While appearing on a panel with other producers Tuesday (August 18), DJ Battlecat explained his beat-making process.

“My beats are melody-driven,” DJ Battlecat says. “For me, I’m a melody guy and I’m driven by that because I do understand that you need a song the whole world can sing. You have a song like [Kurupt’s] ‘We Can Freak It,’ it’s inspired by a record from a legend Ray Parker Jr. My thing was to embody the melody and the rest is history.
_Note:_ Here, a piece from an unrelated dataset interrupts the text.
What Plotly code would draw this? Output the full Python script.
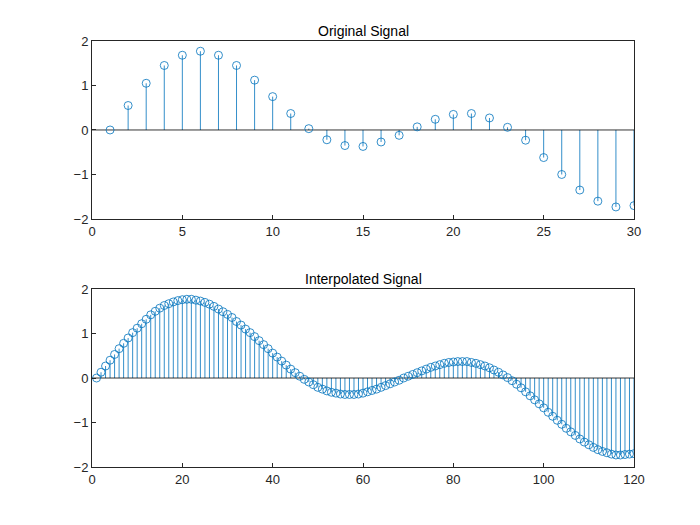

I’ve been a single guy as far as doing a majority of my music by myself to really make a name for my credibility for what I chose, so I embody live percussions, turn tables and the art of pop locking.”

DJ Battlecat was addressing a capacity crowd in Hollywood’s Ivar Theater as part of the “I Produce Musicology Showcase.” The event, hosted by Brittney Boston of Supreme Republic Entertainment and the Los Angeles Film School, featured panel discussions and a live performance.

Battlecat took time to discuss the creation of the G-Funk sound.

“It’s really the greatness of positive energy,” DJ Battlecat says. “Funk comes in different mood swings and constructions…It’s universal language to bring people in the same room to say I dig you. You just take a little bit of what that is to communicate.”

Micah Powell, who co-wrote Omarion’s “Post To Be,” tells the audience that encountering the proper vibe is vital.

“Just understand that nothing that you do is completely original,” Powell says. “Everyone steals. The thing is to steal and make it your own. Don’t underestimate vibe. Vibe is very important. People that aren’t creative don’t understand that you come in the room and need it a certain way. Fuck ‘em. They are gonna fuck up your vibe.”

Also at the event, Grammy-winning Aftermath producer Focus discusses working with Dr. Dre.

“These last two years I’ve been working with Dre,” Focus says. “[Working on Compton] was amazing. It was nerve-wracking. It was tireless. It was happiness. It was terrifying…You already know what Detox was about, when the world set the expectations so high. This was Dre’s final bow out. When you are trying to make a record and they already set the bar, how are you supposed to measure up? Dre when he puts out an album he sets the standard and nobody gave him that chance…He started hating the project. Compton happened in less than a year. We didn’t let anybody know what we were doing. We didn’t let anybody take away from what we were doing.”